The problem describes an isosceles triangle. An isosceles triangle has two sides of equal length, called congruent sides, and one side called the base. We are given information about the relationship between the lengths of the congruent sides and the base, as well as the total perimeter of the triangle.

**step2** Identifying the relationships between the sides

The problem states that each of the two congruent sides is "8 inches less than twice the base". This means if we take the length of the base, multiply it by 2, and then subtract 8 inches, we get the length of one congruent side. For example, if a congruent side were exactly twice the base, it would be 'base + base'. But here, it's 'base + base - 8 inches'.

**step3** Adjusting the lengths for easier calculation

To make the relationship simpler, let's imagine adding 8 inches to each of the two congruent sides. If we do this, each congruent side would then be exactly "twice the base". This helps us establish a direct relationship between all sides in terms of the base's length.

**step4** Calculating the adjusted perimeter

Since we added 8 inches to the first congruent side and 8 inches to the second congruent side, we added a total of $$8 + 8 = 16$$ inches to the triangle's original perimeter. The original perimeter is given as 79 inches. So, the adjusted perimeter (where each congruent side is now exactly twice the base) would be $$79 + 16 = 95$$ inches.

**step5** Relating the adjusted perimeter to the base length

In this adjusted scenario, where each congruent side is twice the base, the triangle's sides can be thought of in terms of "parts" related to the base:
- The base itself represents 1 part.
- The first congruent side (which is now twice the base) represents 2 parts.
- The second congruent side (which is also twice the base) represents 2 parts.
In total, the adjusted perimeter is made up of $$1 + 2 + 2 = 5$$ equal parts, where each part represents the length of the base.

**step6** Calculating the base length

Since these 5 equal parts sum up to the adjusted perimeter of 95 inches, we can find the length of one part (which is the base) by dividing the total adjusted perimeter by 5.
$$95 \div 5 = 19$$
Therefore, the length of the base is 19 inches.

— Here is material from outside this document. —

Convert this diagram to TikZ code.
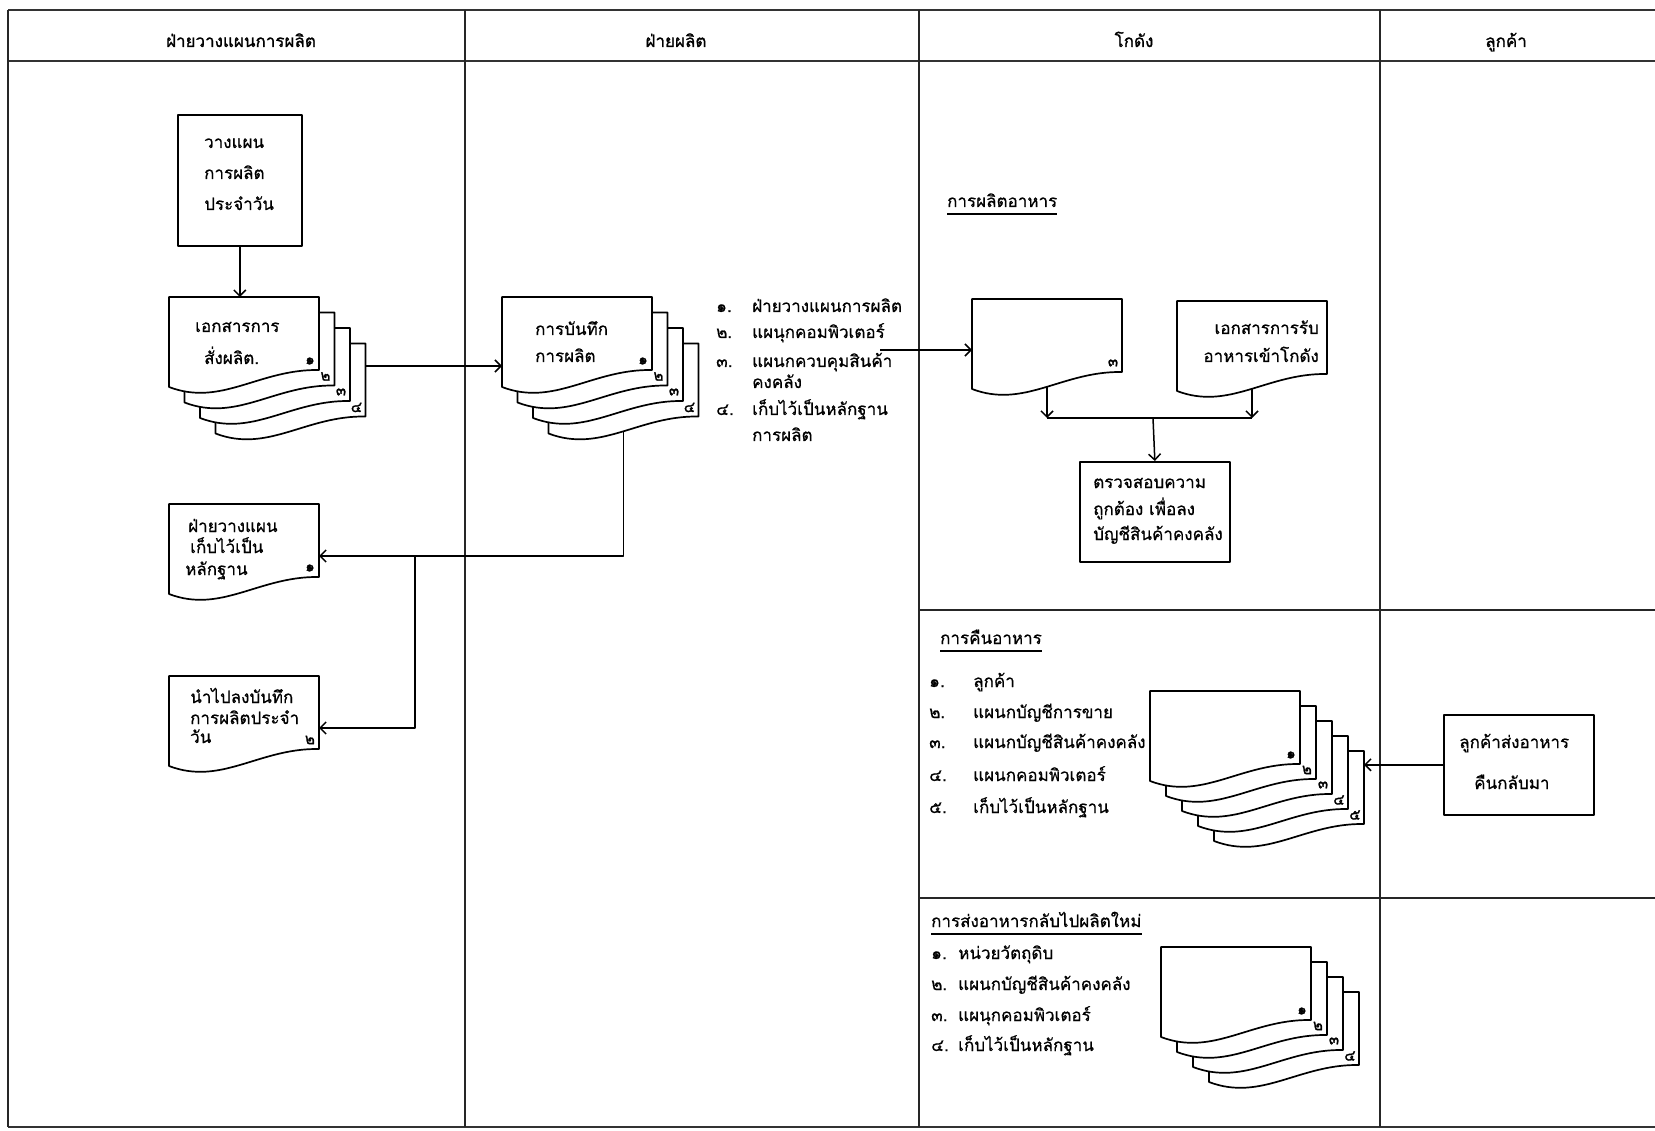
\documentclass[tikz,border=0pt]{standalone}
\usepackage{fontspec}
\newfontfamily\thai[Script=Thai,FakeBold=0.6]{Loma}
\newfontfamily\thaihd[Script=Thai,FakeBold=1.2]{Loma}
\newfontfamily\thainum[Script=Thai,FakeBold=1.5]{Loma}
\usetikzlibrary{arrows.meta}
\tikzset{
  frame/.style={line width=1.6pt, draw=black!85},
  heavy/.style={line width=2.8pt, draw=black!80},
  shp/.style={line width=1.7pt, draw=black, fill=white},
  boxst/.style={line width=1.7pt, draw=black, fill=white, inner sep=0pt, anchor=north west},
  conn/.style={line width=1.5pt},
  arr/.style={conn, -{Straight Barb[length=6pt,width=12pt,line width=1.5pt]}},
  txt/.style={inner sep=0pt, anchor=base west, font=\thai\fontsize{17}{20}\selectfont},
  rtxt/.style={txt, anchor=base east},
  hdr/.style={inner sep=0pt, anchor=base, font=\thaihd\fontsize{17}{20}\selectfont},
  num/.style={inner sep=0pt, font=\thainum\fontsize{15}{15}\selectfont},
  uline/.style={line width=1.2pt},
  doc/.pic={
    \draw[shp] (0,0) -- (150,0) -- (150,73) .. controls (90,72) and (52.5,110) .. (0,90) -- cycle;
    \coordinate (-t) at (75,0);
    \coordinate (-l) at (0,45);
    \coordinate (-r) at (150,52);
    \coordinate (-b) at (75,88);
    \node[num] (-n) at (141,64) {#1};
  }
}
\begin{document}
\begin{tikzpicture}[x=1pt,y=-1pt,line join=round]
\useasboundingbox (0,0) rectangle (1655,1131);
\fill[white] (0,0) rectangle (1655,1131);

% frame
\draw[heavy] (8,10) -- (1655,10);
\draw[heavy] (8,61) -- (1655,61);
\draw[heavy] (8,1127) -- (1655,1127);
\draw[frame] (8,10) -- (8,1127);
\draw[frame] (465,10) -- (465,1127);
\draw[frame] (919,10) -- (919,1127);
\draw[frame] (1380,10) -- (1380,1127);
\draw[frame] (919,610) -- (1655,610);
\draw[frame] (919,898) -- (1655,898);

% headers
\node[hdr] (hA) at (241,47) {ฝ่ายวางแผนการผลิต};
\node[hdr] (hB) at (676,47) {ฝ่ายผลิต};
\node[hdr] (hC) at (1134,47) {โกดัง};
\node[hdr] (hD) at (1506,47) {ลูกค้า};

% lane 1
\node[boxst, minimum width=124pt, minimum height=131pt] (plan) at (177,114) {};
\node[txt] (p1) at (204,148) {วางแผน};
\node[txt] (p2) at (204,179) {การผลิต};
\node[txt] (p3) at (204,210) {ประจำวัน};

\foreach \k/\n in {3/๔,2/๓,1/๒,0/๑}{
  \pic (s1d\k) at ({169+15.5*\k},{297+15.5*\k}) {doc=\n};
}
\node[txt] (s1t1) at (195,332) {เอกสารการ};
\node[txt] (s1t2) at (204,364) {สั่งผลิต.};

\pic (d5) at (169,504) {doc=๑};
\node[txt] (d5t1) at (188,532) {ฝ่ายวางแผน};
\node[txt] (d5t2) at (190,553) {เก็บไว้เป็น};
\node[txt] (d5t3) at (185,575) {หลักฐาน};

\pic (d6) at (169,676) {doc=๒};
\node[txt] (d6t1) at (190,703) {นำไปลงบันทึก};
\node[txt] (d6t2) at (190,724) {การผลิตประจำ};
\node[txt] (d6t3) at (190,743) {วัน};

% lane 2
\foreach \k/\n in {3/๔,2/๓,1/๒,0/๑}{
  \pic (s2d\k) at ({502+15.5*\k},{297+15.5*\k}) {doc=\n};
}
\node[txt] (s2t1) at (535,335) {การบันทึก};
\node[txt] (s2t2) at (535,362) {การผลิต};

\node[txt] (l2b1) at (716,312) {๑.};
\node[txt] (l2b2) at (716,338) {๒.};
\node[txt] (l2b3) at (716,367) {๓.};
\node[txt] (l2b4) at (716,415) {๔.};
\node[txt] (l2t1) at (752,312) {ฝ่ายวางแผนการผลิต};
\node[txt] (l2t2) at (752,338) {แผนุกคอมพิวเตอร์};
\node[txt] (l2t3) at (752,367) {แผนกควบคุมสินค้า};
\node[txt] (l2t3b) at (752,388) {คงคลัง};
\node[txt] (l2t4) at (752,415) {เก็บไว้เป็นหลักฐาน};
\node[txt] (l2t4b) at (752,441) {การผลิต};
\coordinate (lstend) at (880,350);

% lane 3, section 1
\node[txt] (h1) at (947,207) {การผลิตอาหาร};
\draw[uline] ([yshift=-7pt]h1.base west) -- ([yshift=-7pt]h1.base east);
\pic (d3) at (972,299) {doc=๓};
\pic (d4) at (1177,301) {doc=};
\node[rtxt] (d4t1) at (1319,334) {เอกสารการรับ};
\node[rtxt] (d4t2) at (1319,362) {อาหารเข้าโกดัง};
\coordinate (hz) at (1153,418);
\node[boxst, minimum width=150pt, minimum height=100pt] (check) at (1079,461) {};
\node[txt] (c1) at (1093,488) {ตรวจสอบความ};
\node[txt] (c2) at (1093,515) {ถูกต้อง เพื่อลง};
\node[txt] (c3) at (1093,540) {บัญชีสินค้าคงคลัง};

% section 2
\node[txt] (h2) at (940,644) {การคืนอาหาร};
\draw[uline] ([yshift=-7pt]h2.base west) -- ([yshift=-7pt]h2.base east);
\node[txt] (m1b) at (929,687) {๑.};
\node[txt] (m2b) at (929,718) {๒.};
\node[txt] (m3b) at (929,748) {๓.};
\node[txt] (m4b) at (929,781) {๔.};
\node[txt] (m5b) at (929,813) {๕.};
\node[txt] (m1) at (973,687) {ลูกค้า};
\node[txt] (m2) at (973,718) {แผนกบัญชีการขาย};
\node[txt] (m3) at (973,748) {แผนกบัญชีสินค้าคงคลัง};
\node[txt] (m4) at (973,781) {แผนกคอมพิวเตอร์};
\node[txt] (m5) at (973,813) {เก็บไว้เป็นหลักฐาน};
\foreach \k/\n in {4/๕,3/๔,2/๓,1/๒,0/๑}{
  \pic (s3d\k) at ({1150+16*\k},{691+15*\k}) {doc=\n};
}
\node[boxst, minimum width=150pt, minimum height=100pt] (cust) at (1443,714) {};
\node[txt] (cu1) at (1459,748) {ลูกค้าส่งอาหาร};
\node[txt] (cu2) at (1474,789) {คืนกลับมา};

% section 3
\node[txt] (h3) at (931,927) {การส่งอาหารกลับไปผลิตใหม่};
\draw[uline] ([yshift=-7pt]h3.base west) -- ([yshift=-7pt]h3.base east);
\node[txt] (n1b) at (931,959) {๑.};
\node[txt] (n2b) at (931,990) {๒.};
\node[txt] (n3b) at (931,1021) {๓.};
\node[txt] (n4b) at (931,1051) {๔.};
\node[txt] (n1) at (958,959) {หน่วยวัตถุดิบ};
\node[txt] (n2) at (958,990) {แผนกบัญชีสินค้าคงคลัง};
\node[txt] (n3) at (958,1021) {แผนุกคอมพิวเตอร์};
\node[txt] (n4) at (958,1051) {เก็บไว้เป็นหลักฐาน};
\foreach \k/\n in {3/๔,2/๓,1/๒,0/๑}{
  \pic (s4d\k) at ({1161+16*\k},{947+15*\k}) {doc=\n};
}

% connectors
\draw[arr] (plan.south) -- (plan.south |- s1d0-t);
\draw[arr] (s1d3-r |- s2d0-l) ++(0,24) coordinate (a1s) -- (a1s -| s2d0-l);
\coordinate (jx) at (415,0);
\draw[arr] (s2d3-b) |- (d5-r);
\draw[arr] (d5-r -| jx) |- (d6-r);
\draw[arr] (lstend) -- (lstend -| d3-l);
\draw[arr] (d3-b) -- (d3-b |- hz);
\draw[arr] (d4-b) -- (d4-b |- hz);
\draw[conn] (d3-b |- hz) -- (d4-b |- hz);
\draw[arr] (hz) -- (check.north);
\draw[arr] (cust.west) -- (cust.west -| s3d4-r);
\end{tikzpicture}
\end{document}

**step7** Verifying the solution

Let's check our answer with the original problem statement.
If the base is 19 inches:
Each congruent side is 8 inches less than twice the base.
First, calculate twice the base: $$2 \times 19 = 38$$ inches.
Then, calculate 8 inches less than 38 inches: $$38 - 8 = 30$$ inches.
So, the lengths of the sides of the triangle are 19 inches (base), 30 inches (first congruent side), and 30 inches (second congruent side).
Now, let's find the perimeter: $$19 + 30 + 30 = 79$$ inches.
This matches the given perimeter in the problem, confirming that our calculated base length is correct.